It’s not up to pharmacies – voluntary price cap is coming?
The government has set a goal of reducing the price of non-subsidized medicines, but according to the Minister of National Economy, it does not expect this from pharmacies. Márton Nagy confirmed at the Portfolio Lending 2025 conference: he does not see extra profits in the pharmacy sector, so it is expected that wholesalers and manufacturers may be targeted – hoping for voluntary price restrictions for the time being.
The move fits into the government strategy, which introduced similar price-limiting measures in several market segments in the spring of 2024 – such as food and drugstore chains, and telecommunications. The pharmaceutical market, however, is special: some prices have been strictly regulated for decades, while others belong to the free market segment, where pharmacies have had more room for maneuver until now.
However, pharmacies already operate on narrow margins: a banded margin system is in place for subsidized medicines, where the more expensive a product is, the less the pharmacy receives. For example, in the case of a consumer price above HUF 6,491, the available pharmacy margin is fixed at HUF 990 – regardless of how much higher the price of the medicine is. For this reason, the margin ratio is constantly decreasing, last year it was only 8.3 percent.

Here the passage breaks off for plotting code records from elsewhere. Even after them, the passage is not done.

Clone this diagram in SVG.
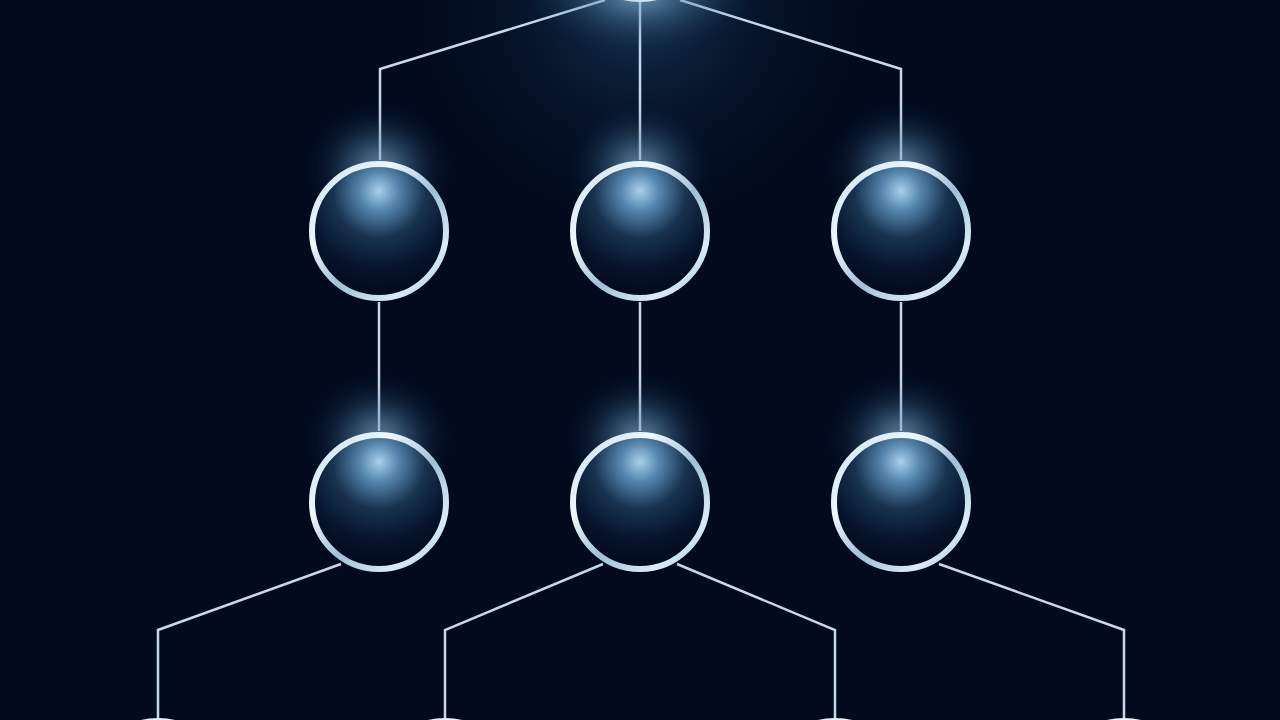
<svg xmlns="http://www.w3.org/2000/svg" width="1280" height="720" viewBox="0 0 1280 720">
  <defs>
    <radialGradient id="bgGlow" cx="640" cy="0" r="240" gradientUnits="userSpaceOnUse">
      <stop offset="0" stop-color="#1c3a5c" stop-opacity="0.9"/>
      <stop offset="0.5" stop-color="#0c2038" stop-opacity="0.45"/>
      <stop offset="1" stop-color="#020b1e" stop-opacity="0"/>
    </radialGradient>
    <radialGradient id="halo" cx="0.5" cy="0.5" r="0.5">
      <stop offset="0" stop-color="#a6d0ee" stop-opacity="0.8"/>
      <stop offset="0.5" stop-color="#4a7ea8" stop-opacity="0.42"/>
      <stop offset="1" stop-color="#1a3a5c" stop-opacity="0"/>
    </radialGradient>
    <radialGradient id="sphere" cx="0.5" cy="0.22" r="0.72" fx="0.5" fy="0.2">
      <stop offset="0" stop-color="#a9d0ec"/>
      <stop offset="0.2" stop-color="#5686ad"/>
      <stop offset="0.48" stop-color="#17324f"/>
      <stop offset="0.8" stop-color="#06132a"/>
      <stop offset="1" stop-color="#030c1f"/>
    </radialGradient>
    <linearGradient id="ring" x1="0" y1="0" x2="1" y2="1">
      <stop offset="0" stop-color="#c9e0ef"/>
      <stop offset="0.3" stop-color="#eef7fc"/>
      <stop offset="0.55" stop-color="#9fc0d6"/>
      <stop offset="0.8" stop-color="#d9ebf6"/>
      <stop offset="1" stop-color="#a5c6dc"/>
    </linearGradient>
    <filter id="blur" x="-60%" y="-60%" width="220%" height="220%">
      <feGaussianBlur stdDeviation="11"/>
    </filter>
  </defs>
  <style>
    .bg { fill: #020b1e; }
    .link { fill: none; stroke: #c5d9ea; stroke-width: 2.5; stroke-linejoin: miter; }
    .halo { fill: url(#halo); filter: url(#blur); }
    .ball { fill: url(#sphere); }
    .rim { fill: none; stroke: url(#ring); stroke-width: 6; }
  </style>

  <rect class="bg" x="0" y="0" width="1280" height="720"/>
  <rect x="0" y="0" width="1280" height="720" fill="url(#bgGlow)"/>

  <g id="connectors">
    <polyline class="link" points="605,0 380,69 380,160"/>
    <line class="link" x1="640" y1="0" x2="640" y2="160"/>
    <polyline class="link" points="680,0 901,69 901,160"/>
    <line class="link" x1="379" y1="302" x2="379" y2="431"/>
    <line class="link" x1="640" y1="302" x2="640" y2="431"/>
    <line class="link" x1="901" y1="302" x2="901" y2="431"/>
    <polyline class="link" points="341,564 158,630 158,720"/>
    <polyline class="link" points="603,564 445,630 445,720"/>
    <polyline class="link" points="677,564 835,630 835,720"/>
    <polyline class="link" points="939,564 1124,630 1124,720"/>
  </g>

  <g id="node-top">
    <ellipse class="halo" cx="640" cy="-10" rx="110" ry="55"/>
    <circle class="ball" cx="640" cy="-68" r="67"/>
    <circle class="rim" cx="640" cy="-68" r="67"/>
  </g>

  <g id="node-r1-left">
    <ellipse class="halo" cx="379" cy="168" rx="64" ry="56"/>
    <circle class="ball" cx="379" cy="231" r="67"/>
    <circle class="rim" cx="379" cy="231" r="67"/>
  </g>
  <g id="node-r1-mid">
    <ellipse class="halo" cx="640" cy="168" rx="64" ry="56"/>
    <circle class="ball" cx="640" cy="231" r="67"/>
    <circle class="rim" cx="640" cy="231" r="67"/>
  </g>
  <g id="node-r1-right">
    <ellipse class="halo" cx="901" cy="168" rx="64" ry="56"/>
    <circle class="ball" cx="901" cy="231" r="67"/>
    <circle class="rim" cx="901" cy="231" r="67"/>
  </g>

  <g id="node-r2-left">
    <ellipse class="halo" cx="379" cy="439" rx="64" ry="56"/>
    <circle class="ball" cx="379" cy="502" r="67"/>
    <circle class="rim" cx="379" cy="502" r="67"/>
  </g>
  <g id="node-r2-mid">
    <ellipse class="halo" cx="640" cy="439" rx="64" ry="56"/>
    <circle class="ball" cx="640" cy="502" r="67"/>
    <circle class="rim" cx="640" cy="502" r="67"/>
  </g>
  <g id="node-r2-right">
    <ellipse class="halo" cx="901" cy="439" rx="64" ry="56"/>
    <circle class="ball" cx="901" cy="502" r="67"/>
    <circle class="rim" cx="901" cy="502" r="67"/>
  </g>

  <g id="node-r3-1"><circle class="rim" cx="158" cy="788" r="67"/></g>
  <g id="node-r3-2"><circle class="rim" cx="445" cy="788" r="67"/></g>
  <g id="node-r3-3"><circle class="rim" cx="835" cy="788" r="67"/></g>
  <g id="node-r3-4"><circle class="rim" cx="1124" cy="788" r="67"/></g>
</svg>
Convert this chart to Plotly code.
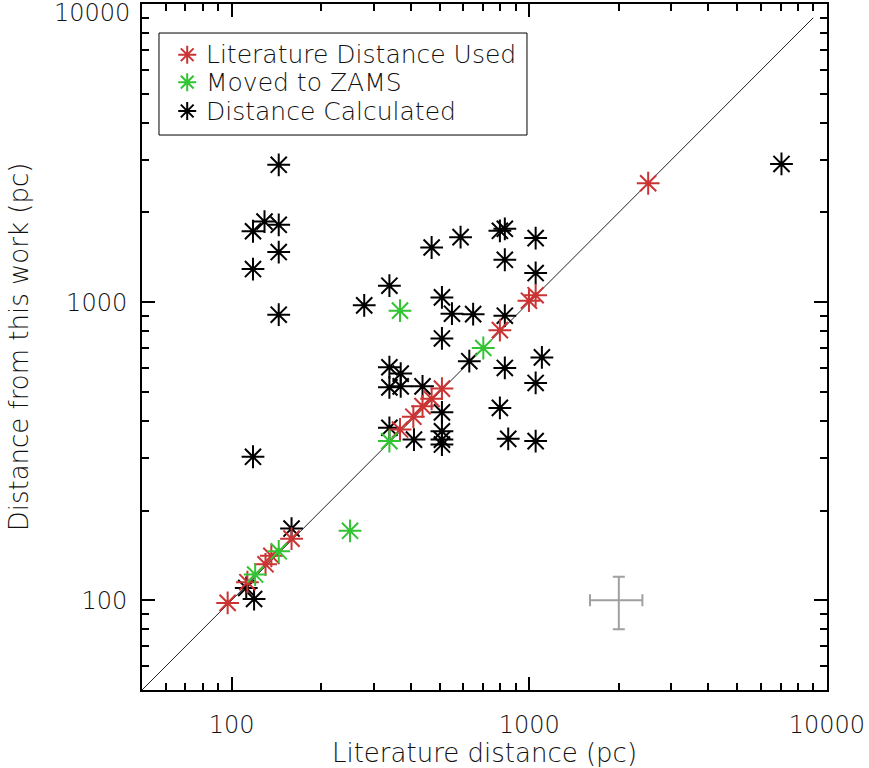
import plotly.graph_objects as go

# Distances in parsec: (literature value, value derived in this work)
calc_lit = [118, 129, 144, 144, 144, 118, 144, 118, 159, 119, 112,
            279, 339, 470, 588, 797, 828, 1051, 828, 1051,
            509, 550, 648, 828, 509, 629, 1103, 828, 1051,
            339, 370, 339, 370, 438, 509, 797, 339, 410, 509, 509, 509,
            850, 1051, 7040]
calc_this = [1730, 1865, 1818, 2890, 1473, 1292, 908, 303, 174, 101, 110,
             976, 1136, 1526, 1653, 1736, 1763, 1641, 1388, 1253,
             1038, 915, 912, 901, 756, 634, 653, 602, 536,
             605, 576, 518, 522, 522, 427, 442, 379, 346, 369, 346, 333,
             348, 342, 2910]

lit_lit = [97, 113, 130, 136, 159, 368, 408, 438, 470, 509, 797, 998, 1051, 2510]
lit_this = [98, 115, 132, 141, 161, 374, 413, 448, 474, 513, 806, 1012, 1056, 2507]

zams_lit = [120, 144, 250, 339, 368, 701]
zams_this = [122, 146, 171, 342, 937, 702]

# Typical uncertainty shown as a single cross
err_x, err_y = [2000], [100]
err_dx, err_dy = [400], [20]

one_to_one = [50, 9000]

major_ticks = [100, 1000, 10000]
major_text = ["100", "1000", "10000"]

legend_names = ["Literature Distance Used", "Moved to ZAMS", "Distance Calculated"]

RED = "#cc3333"
GREEN = "#33c433"
TXT = "#111111"
FONT = "DejaVu Sans, sans-serif"
FS = 24


def txt_font(size=FS):
    return dict(family=FONT, size=size, color=TXT, weight=200)


fig = go.Figure()

fig.add_trace(go.Scatter(x=one_to_one, y=one_to_one, mode="lines",
                         line=dict(color="#222222", width=1), showlegend=False,
                         hoverinfo="skip"))

fig.add_trace(go.Scatter(x=err_x, y=err_y, mode="markers",
                         marker=dict(size=1, color="rgba(0,0,0,0)"),
                         error_x=dict(type="data", array=err_dx, color="#a0a0a0",
                                      thickness=2, width=6),
                         error_y=dict(type="data", array=err_dy, color="#a0a0a0",
                                      thickness=2, width=6),
                         showlegend=False))


def stars(x, y, color, name, size=19, **kw):
    return go.Scatter(x=x, y=y, mode="markers", name=name, showlegend=False,
                      marker=dict(symbol="asterisk-open", size=size, color=color,
                                  line=dict(color=color, width=2)), **kw)


fig.add_trace(stars(calc_lit, calc_this, "black", legend_names[2]))
fig.add_trace(stars(lit_lit, lit_this, RED, legend_names[0]))
fig.add_trace(stars(zams_lit, zams_this, GREEN, legend_names[1]))

# Boxed key in the upper left, drawn on a unit overlay axis
key_colors = [RED, GREEN, "black"]
key_rows = [0.926, 0.886, 0.844]
key_sym_x = 0.066
key_txt_x = 0.090
for name, col, ky in zip(legend_names, key_colors, key_rows):
    fig.add_trace(stars([key_sym_x], [ky], col, name, size=15,
                        xaxis="x2", yaxis="y2", hoverinfo="skip"))
    fig.add_annotation(xref="paper", yref="paper", x=key_txt_x, y=ky,
                       xanchor="left", yanchor="middle", text=name,
                       showarrow=False, font=txt_font(25))
fig.add_shape(type="rect", xref="paper", yref="paper",
              x0=0.0248, x1=0.5620, y0=0.8090, y1=0.9577,
              line=dict(color="black", width=1), fillcolor="rgba(0,0,0,0)")

minor_vals = [50, 60, 70, 80, 90] + [v * 100 for v in range(2, 10)] + [v * 1000 for v in range(2, 10)]

axis_common = dict(
    type="log",
    range=[1.69897, 4.0005],
    automargin=False,
    tickmode="array",
    tickvals=major_ticks,
    ticks="inside",
    ticklen=13,
    tickwidth=2,
    tickcolor="black",
    showline=True,
    linecolor="black",
    linewidth=2,
    mirror="ticks",
    showgrid=False,
    zeroline=False,
    tickfont=txt_font(),
    minor=dict(tickmode="array", tickvals=minor_vals, ticks="inside",
               ticklen=7, tickwidth=2, tickcolor="black", showgrid=False),
)

fig.update_xaxes(**axis_common, ticktext=major_text, ticklabelstandoff=12,
                 title=dict(text="Literature distance (pc)", standoff=12,
                            font=txt_font(26)))
# The top y label sits against the page edge, so it is placed as an annotation
fig.update_yaxes(**axis_common, ticktext=major_text[:-1] + [""], ticklabelstandoff=8,
                 title=dict(text="Distance from this work (pc)", standoff=30,
                            font=txt_font(26)))
fig.add_annotation(xref="paper", yref="y", x=0, y=4.0, xanchor="right",
                   yanchor="middle", xshift=-10, yshift=-9, text=major_text[-1],
                   showarrow=False, font=txt_font())

fig.update_layout(
    width=869, height=768,
    margin=dict(l=142, r=42, t=4, b=78, autoexpand=False),
    plot_bgcolor="white",
    paper_bgcolor="white",
    font=dict(family=FONT, color=TXT),
    showlegend=False,
    xaxis2=dict(overlaying="x", range=[0, 1], visible=False, fixedrange=True),
    yaxis2=dict(overlaying="y", range=[0, 1], visible=False, fixedrange=True),
)

fig.write_html("out.html")
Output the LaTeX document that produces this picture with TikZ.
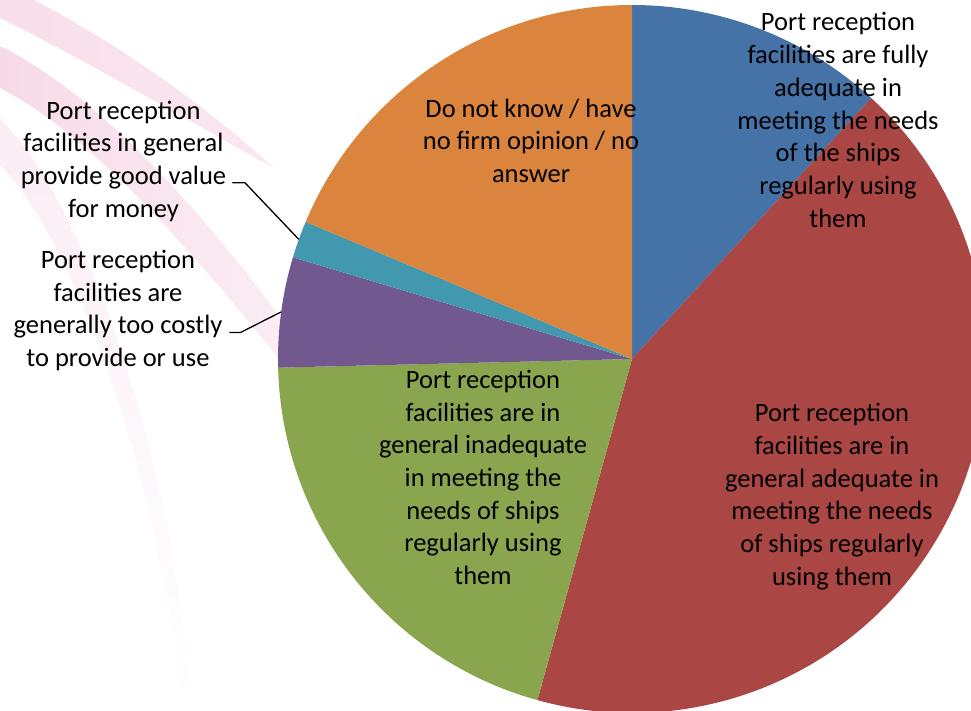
\documentclass[tikz,border=0pt]{standalone}
\usepackage{fontspec}
\setmainfont{Carlito}
\usetikzlibrary{calc}
\definecolor{cblue}{RGB}{69,114,167}
\definecolor{cred}{RGB}{170,70,67}
\definecolor{cgreen}{RGB}{137,165,78}
\definecolor{cpurple}{RGB}{113,88,143}
\definecolor{cteal}{RGB}{65,152,175}
\definecolor{corange}{RGB}{219,132,61}
\definecolor{swoosh}{RGB}{225,120,170}
\begin{document}
\begin{tikzpicture}[x=1pt,y=-1pt,
  lbl/.style={align=center,inner sep=0pt,text=black,font=\fontsize{26.5}{32.7}\selectfont},
  leader/.style={draw=black,line width=1.3pt},
  band/.style={draw=none}]
\useasboundingbox (0,0) rectangle (971,710);
\clip (0,0) rectangle (971,710);
% background swooshes
\shade[band,opacity=0.32,left color=swoosh!75,right color=swoosh!55] (6,0) -- (34,0) .. controls (120,45) and (205,105) .. (274,168)
   .. controls (195,125) and (95,65) .. (0,18) -- (0,0) -- cycle;
\shade[band,opacity=0.32,left color=swoosh!85,right color=swoosh!40] (0,46) .. controls (100,95) and (205,215) .. (290,330)
   -- (290,372) .. controls (200,262) and (100,140) .. (0,88) -- cycle;
\shade[band,opacity=0.22,top color=swoosh!60,bottom color=white] (0,118) .. controls (85,205) and (172,450) .. (192,710)
   -- (182,710) .. controls (160,470) and (70,235) .. (0,165) -- cycle;
% pie
\coordinate (ctr) at (632,359);
\def\R{354}
\fill[cblue]   (ctr) -- ++(-90:\R) arc[start angle=-90, end angle=-47.5, radius=\R] -- cycle;
\fill[cred]    (ctr) -- ++(-47.5:\R) arc[start angle=-47.5, end angle=105.5, radius=\R] -- cycle;
\fill[cgreen]  (ctr) -- ++(105.5:\R) arc[start angle=105.5, end angle=178.6, radius=\R] -- cycle;
\fill[cpurple] (ctr) -- ++(178.6:\R) arc[start angle=178.6, end angle=196.7, radius=\R] -- cycle;
\fill[cteal]   (ctr) -- ++(196.7:\R) arc[start angle=196.7, end angle=202.8, radius=\R] -- cycle;
\fill[corange] (ctr) -- ++(202.8:\R) arc[start angle=202.8, end angle=270, radius=\R] -- cycle;
% labels
\node[lbl] (orangelbl) at (531,140.6) {Do not know / have\\no firm opinion / no\\answer};
\node[lbl] (bluelbl) at (838,120) {Port reception\\facilities are fully\\adequate in\\meeting the needs\\of the ships\\regularly using\\them};
\node[lbl] (redlbl) at (832,496.5) {Port reception\\facilities are in\\general adequate in\\meeting the needs\\of ships regularly\\using them};
\node[lbl] (greenlbl) at (483,477.4) {Port reception\\facilities are in\\general inadequate\\in meeting the\\needs of ships\\regularly using\\them};
\node[lbl] (teallbl) at (123.5,161.3) {Port reception\\facilities in general\\provide good value\\for money};
\node[lbl] (purplelbl) at (118,310.5) {Port reception\\facilities are\\generally too costly\\to provide or use};
% leader lines
\coordinate (tA) at (232.3,182.8);
\coordinate (tB) at (245,182.8);
\coordinate (tealpt) at ($(ctr)+(199.75:\R)$);
\coordinate (pA) at (229.3,332.4);
\coordinate (pB) at (240.7,332.4);
\coordinate (purplept) at ($(ctr)+(187.65:\R)$);
\draw[leader] (tA) -- (tB) -- (tealpt);
\draw[leader] (pA) -- (pB) -- (purplept);
\end{tikzpicture}
\end{document}
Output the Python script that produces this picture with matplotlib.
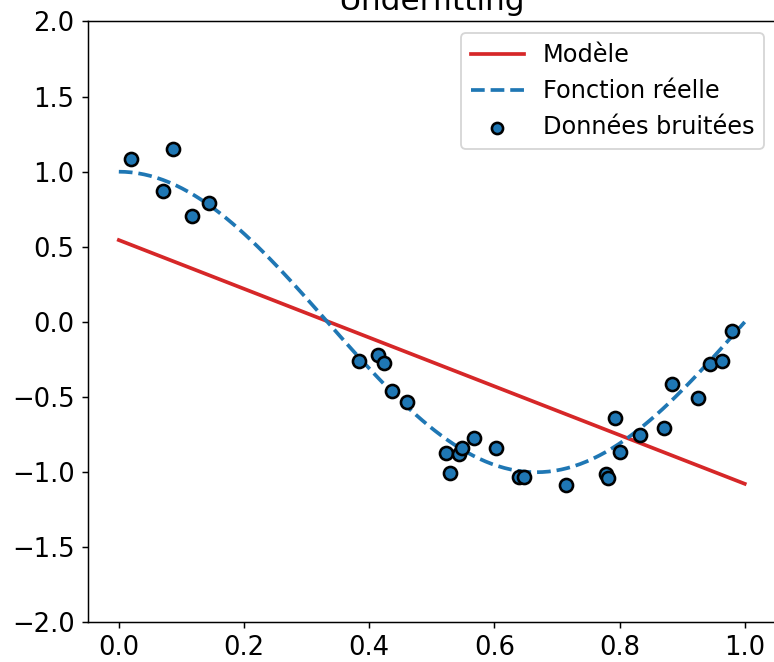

Pharmacies typically try to offset the lost profit by distributing non-subsidized products – such as headache relievers and vitamins. This is precisely the area where the government is now preparing to impose voluntary price restrictions, which, according to professional players, could cause further difficulties. The operating costs of pharmacies – especially energy costs and wage costs – are increasing, while they have less and less room to maneuver on the revenue side. In smaller settlements, this process may already result in pharmacy closures, which worsens the population’s access to medicines.